A Bayesian multivariate extreme value mixture model (2401.15703v1)

Abstract: Impact assessment of natural hazards requires the consideration of both extreme and non-extreme events. Extensive research has been conducted on the joint modeling of bulk and tail in univariate settings; however, the corresponding body of research in the context of multivariate analysis is comparatively scant. This study extends the univariate joint modeling of bulk and tail to the multivariate framework. Specifically, it pertains to cases where multivariate observations exceed a high threshold in at least one component. We propose a multivariate mixture model that assumes a parametric model to capture the bulk of the distribution, which is in the max-domain of attraction (MDA) of a multivariate extreme value distribution (mGEVD).

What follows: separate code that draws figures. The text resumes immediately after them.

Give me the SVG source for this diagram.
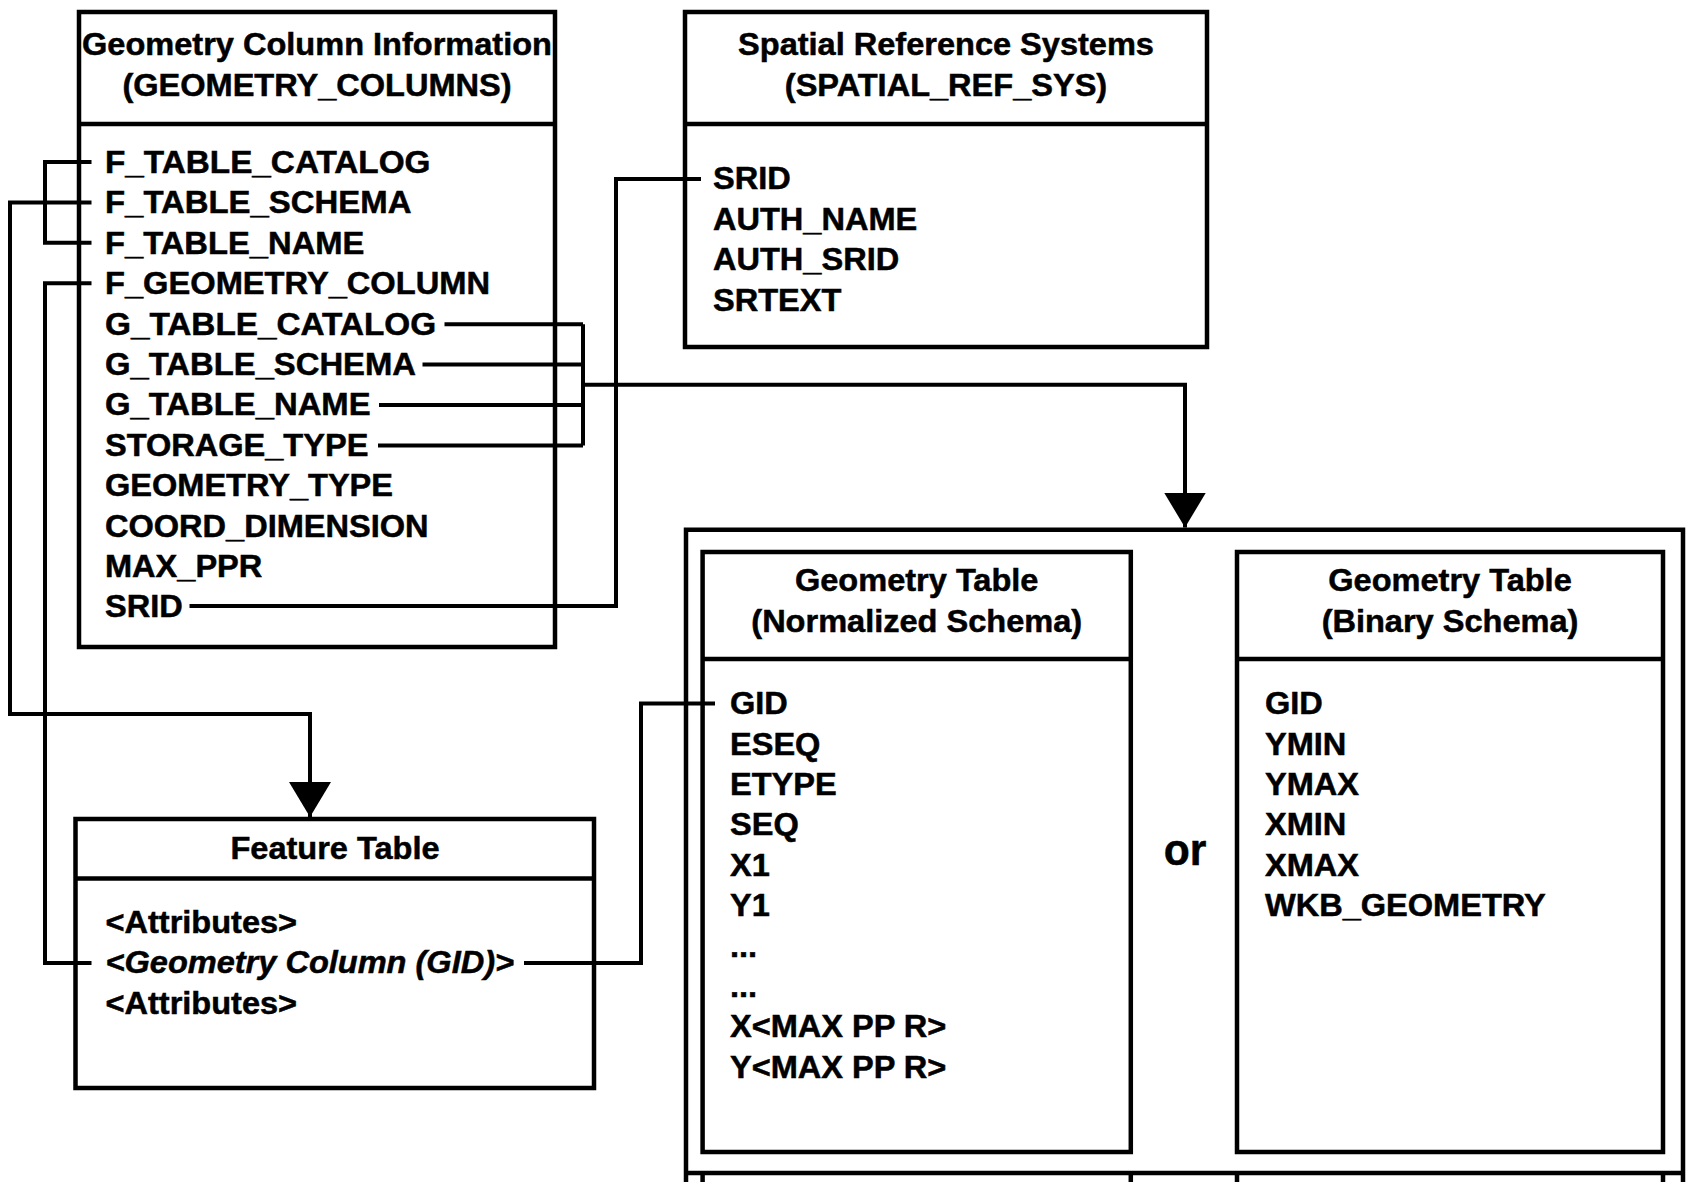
<svg xmlns="http://www.w3.org/2000/svg" width="1688" height="1182" viewBox="0 0 1688 1182">
  <style>
    .box { fill: #ffffff; stroke: #000000; stroke-width: 4.5; }
    .rule { fill: none; stroke: #000000; stroke-width: 4.5; }
    .wire { fill: none; stroke: #000000; stroke-width: 4; }
    .t { font-family: "Liberation Sans", Arial, Helvetica, sans-serif; font-weight: bold; font-size: 31px; fill: #000000; stroke: #000000; stroke-width: 0.5; }
    .c { text-anchor: middle; }
    .it { font-style: italic; }
    .or { font-size: 44px; }
  </style>
  <defs>
    <marker id="arrow" markerUnits="userSpaceOnUse" viewBox="0 0 35 42" refX="35" refY="21" markerWidth="35" markerHeight="42" orient="auto">
      <path d="M0,0 L35,21 L0,42 Z" fill="#000000"/>
    </marker>
  </defs>
  <rect x="0" y="0" width="1688" height="1182" fill="#ffffff"/>

  <!-- GEOMETRY_COLUMNS table -->
  <g id="geometry-columns">
    <rect class="box" x="79" y="12" width="476" height="635"/>
    <line class="rule" x1="79" y1="124" x2="555" y2="124"/>
    <text class="t c" transform="translate(317 0) scale(1.05 1)"><tspan x="0" y="55.5">Geometry Column Information</tspan><tspan x="0" y="96.5">(GEOMETRY_COLUMNS)</tspan></text>
    <g transform="translate(105 0) scale(1.05 1)">
      <text class="t" x="0" y="173" textLength="310" lengthAdjust="spacingAndGlyphs">F_TABLE_CATALOG</text>
      <text class="t" x="0" y="213.4" textLength="291.8" lengthAdjust="spacingAndGlyphs">F_TABLE_SCHEMA</text>
      <text class="t" x="0" y="253.8" textLength="247" lengthAdjust="spacingAndGlyphs">F_TABLE_NAME</text>
      <text class="t" x="0" y="294.2" textLength="366.7" lengthAdjust="spacingAndGlyphs">F_GEOMETRY_COLUMN</text>
      <text class="t" x="0" y="334.6" textLength="315.4" lengthAdjust="spacingAndGlyphs">G_TABLE_CATALOG</text>
      <text class="t" x="0" y="375" textLength="296.2" lengthAdjust="spacingAndGlyphs">G_TABLE_SCHEMA</text>
      <text class="t" x="0" y="415.4" textLength="252.9" lengthAdjust="spacingAndGlyphs">G_TABLE_NAME</text>
      <text class="t" x="0" y="455.8">STORAGE_TYPE</text>
      <text class="t" x="0" y="496.2">GEOMETRY_TYPE</text>
      <text class="t" x="0" y="536.6">COORD_DIMENSION</text>
      <text class="t" x="0" y="577">MAX_PPR</text>
      <text class="t" x="0" y="617.4">SRID</text>
    </g>
  </g>

  <!-- SPATIAL_REF_SYS table -->
  <g id="spatial-ref-sys">
    <rect class="box" x="685" y="12" width="522" height="335"/>
    <line class="rule" x1="685" y1="124" x2="1207" y2="124"/>
    <text class="t c" transform="translate(946 0) scale(1.05 1)"><tspan x="0" y="55.5">Spatial Reference Systems</tspan><tspan x="0" y="96.5">(SPATIAL_REF_SYS)</tspan></text>
    <text class="t" transform="translate(713 0) scale(1.05 1)">
      <tspan x="0" y="189.5">SRID</tspan>
      <tspan x="0" y="229.9">AUTH_NAME</tspan>
      <tspan x="0" y="270.3">AUTH_SRID</tspan>
      <tspan x="0" y="310.7">SRTEXT</tspan>
    </text>
  </g>

  <!-- Feature table -->
  <g id="feature-table">
    <rect class="box" x="75.5" y="819" width="518.5" height="269"/>
    <line class="rule" x1="75.5" y1="878.5" x2="594" y2="878.5"/>
    <text class="t c" transform="translate(335 0) scale(1.05 1)"><tspan x="0" y="859">Feature Table</tspan></text>
    <text class="t" transform="translate(105.5 0) scale(1.05 1)">
      <tspan x="0" y="933">&lt;Attributes&gt;</tspan>
      <tspan x="0" y="973.4" class="it">&lt;Geometry Column (GID)&gt;</tspan>
      <tspan x="0" y="1013.8">&lt;Attributes&gt;</tspan>
    </text>
  </g>

  <!-- Geometry table container: normalized or binary schema -->
  <g id="geometry-table">
    <path class="rule" d="M686,1186 V529.7 H1683 V1186"/>
    <line class="rule" x1="686" y1="1173" x2="1683" y2="1173"/>
    <path class="rule" d="M702.6,1173 V1186 M1130.8,1173 V1186 M1237,1173 V1186 M1663,1173 V1186"/>
    <text class="t or c" transform="translate(1185 0) scale(0.97 1)"><tspan x="0" y="865">or</tspan></text>
  </g>

  <g id="geometry-table-normalized">
    <rect class="box" x="702.6" y="552" width="428.2" height="600"/>
    <line class="rule" x1="702.6" y1="659" x2="1130.8" y2="659"/>
    <text class="t c" transform="translate(916.7 0) scale(1.05 1)"><tspan x="0" y="591.5">Geometry Table</tspan><tspan x="0" y="631.9">(Normalized Schema)</tspan></text>
    <text class="t" transform="translate(730 0) scale(1.05 1)">
      <tspan x="0" y="714.3">GID</tspan>
      <tspan x="0" y="754.7">ESEQ</tspan>
      <tspan x="0" y="795.1">ETYPE</tspan>
      <tspan x="0" y="835.5">SEQ</tspan>
      <tspan x="0" y="875.9">X1</tspan>
      <tspan x="0" y="916.3">Y1</tspan>
      <tspan x="0" y="956.7">...</tspan>
      <tspan x="0" y="997.1">...</tspan>
      <tspan x="0" y="1037.5">X&lt;MAX PP R&gt;</tspan>
      <tspan x="0" y="1077.9">Y&lt;MAX PP R&gt;</tspan>
    </text>
  </g>

  <g id="geometry-table-binary">
    <rect class="box" x="1237" y="552" width="426" height="600"/>
    <line class="rule" x1="1237" y1="659" x2="1663" y2="659"/>
    <text class="t c" transform="translate(1450 0) scale(1.05 1)"><tspan x="0" y="591.5">Geometry Table</tspan><tspan x="0" y="631.9">(Binary Schema)</tspan></text>
    <text class="t" transform="translate(1265 0) scale(1.05 1)">
      <tspan x="0" y="714.3">GID</tspan>
      <tspan x="0" y="754.7">YMIN</tspan>
      <tspan x="0" y="795.1">YMAX</tspan>
      <tspan x="0" y="835.5">XMIN</tspan>
      <tspan x="0" y="875.9">XMAX</tspan>
      <tspan x="0" y="916.3">WKB_GEOMETRY</tspan>
    </text>
  </g>

  <!-- Connectors -->
  <g id="connectors">
    <!-- F_TABLE_CATALOG / F_TABLE_NAME bracket -->
    <path class="wire" d="M91.5,162 H45 V242.8 H91.5"/>
    <!-- F_TABLE_SCHEMA to feature table -->
    <path class="wire" d="M91.5,202.4 H10 V714 H310 V817" marker-end="url(#arrow)"/>
    <!-- F_GEOMETRY_COLUMN to geometry column attribute -->
    <path class="wire" d="M91.5,283.2 H45 V963 H91.5"/>
    <!-- G_* columns and storage type to geometry table -->
    <path class="wire" d="M444.5,324.2 H583 M422.5,364.6 H583 M379,405 H583 M378,445.4 H583 M583,324.2 V445.4"/>
    <path class="wire" d="M583,384.8 H1185 V527.5" marker-end="url(#arrow)"/>
    <!-- SRID to SPATIAL_REF_SYS.SRID -->
    <path class="wire" d="M189.5,606 H616 V179 H701"/>
    <!-- GID to geometry table GID -->
    <path class="wire" d="M524,963 H641 V703.5 H715"/>
  </g>
</svg>
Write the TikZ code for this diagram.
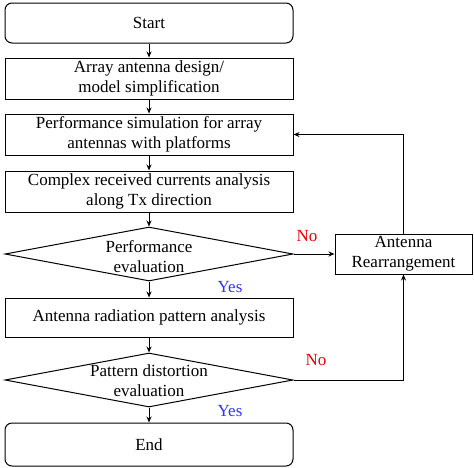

The tail is described by the multivariate generalized Pareto distribution, which is asymptotically justified to model multivariate threshold exceedances. We show that if all components exceed the threshold, our mixture model is in the MDA of an mGEVD. Bayesian inference based on multivariate random-walk Metropolis-Hastings and the automated factor slice sampler allows us to incorporate uncertainty from the threshold selection easily. Due to computational limitations, simulations and data applications are provided for dimension $d=2$, but a discussion is provided with views toward scalability based on pairwise likelihood.